This is a simple short paper with one main point. When you build an information extraction system (theirs in semi-supervised), including the output of a coreference resolution system should increase your recall, at the cost of precision. That’s pretty much what you would expect; the result is intuitive.

What was surprising was that the boost in recall was huge, with the system including coreference information having two or three times (or more) the recall of the system without it. Also surprising was that precision didn’t take much of a hit and even improved in some instances. The authors suggest that, while coreference is noisy, using it led to more local patterns because the two entities in the relation were generally closer together in the sentence than in the system without coreference information. Thus the local patterns balanced out the noise of the automatic coreference, and they did a little noise control in their learning algorithm, too.

I actually just did this same experiment for a class project, though our experiment was mostly an afterthought and it was pretty rushed. We saw the opposite result, with an increase in precision and a decrease in recall.

I think the difference is from a few things. First, we were using a weakly-supervised approach with known entities from Freebase that we found in news articles. They used an iterative semi-supervised approach, which in the end is very similar to weak supervision, but presumably it starts with better seed examples. I think the result was that our initial data that we learned the classifier from was more noisy than their data. That is, the automatic processing of news articles to find entity pairs by string matching is a noisy process, and so there were a lot of bad sentences that we assumed encoded relation instances. They were able to start with some very high precision examples and slowly expand their set.

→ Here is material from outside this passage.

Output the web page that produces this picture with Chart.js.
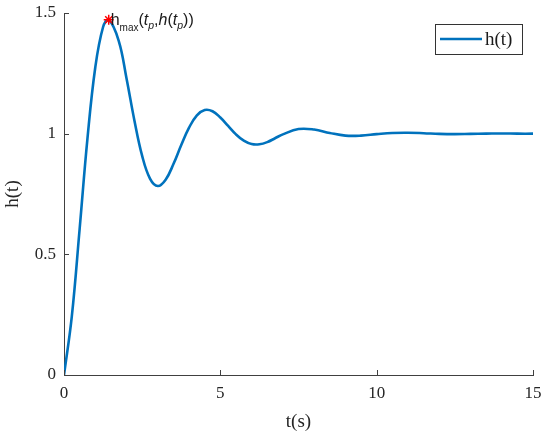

The reason this has to do with coreference resolution is that our processing of the coreference results was pretty bad, and we ended up throwing away two thirds of our data due to faulty processing (among other things). I have a strong suspicion that among the sentences we threw away were many sentences that were bad examples to begin with, and that is why our precision went up when we threw them away. The take away from this experiment, then, is that if you are trying to automatically build training data, the more independent ways you have of producing examples (i.e., string matching and coreference resolution), the more clean your data will be.

Also, another reason for the difference in our outcomes is that they were using Wikipedia as a large chunk of their dataset. Entities are easy to find in Wikipedia, and pronouns are really common in articles describing those entities. Of course you’re going to get a huge boost if you use coreference information there. I don’t have any data to back this up, but I suspect the potential for improvement from coreference resolution is a lot smaller in news articles than in wikipedia, because sentences are a lot less declarative and don’t have as many pronouns. Instead they express the relations in the words themselves, using every mention as a way to add more information about the entities (e.g., Steve Jobs, founder of Apple, Inc., was in Detroit today for a convocation. The computer company executive spoke about… The mention in the second sentence, the computer company executive, would probably be an entire sentence with a pronoun in Wikipedia, but the mention itself encodes the information in the news article).

I guess that was long. If any of you are still reading, you must really be interested =). I do this mostly for myself, to organize my thoughts after reading a paper and to have them in a place I can find them again. If you do actually read these and find them interesting, I would be interested in knowing that.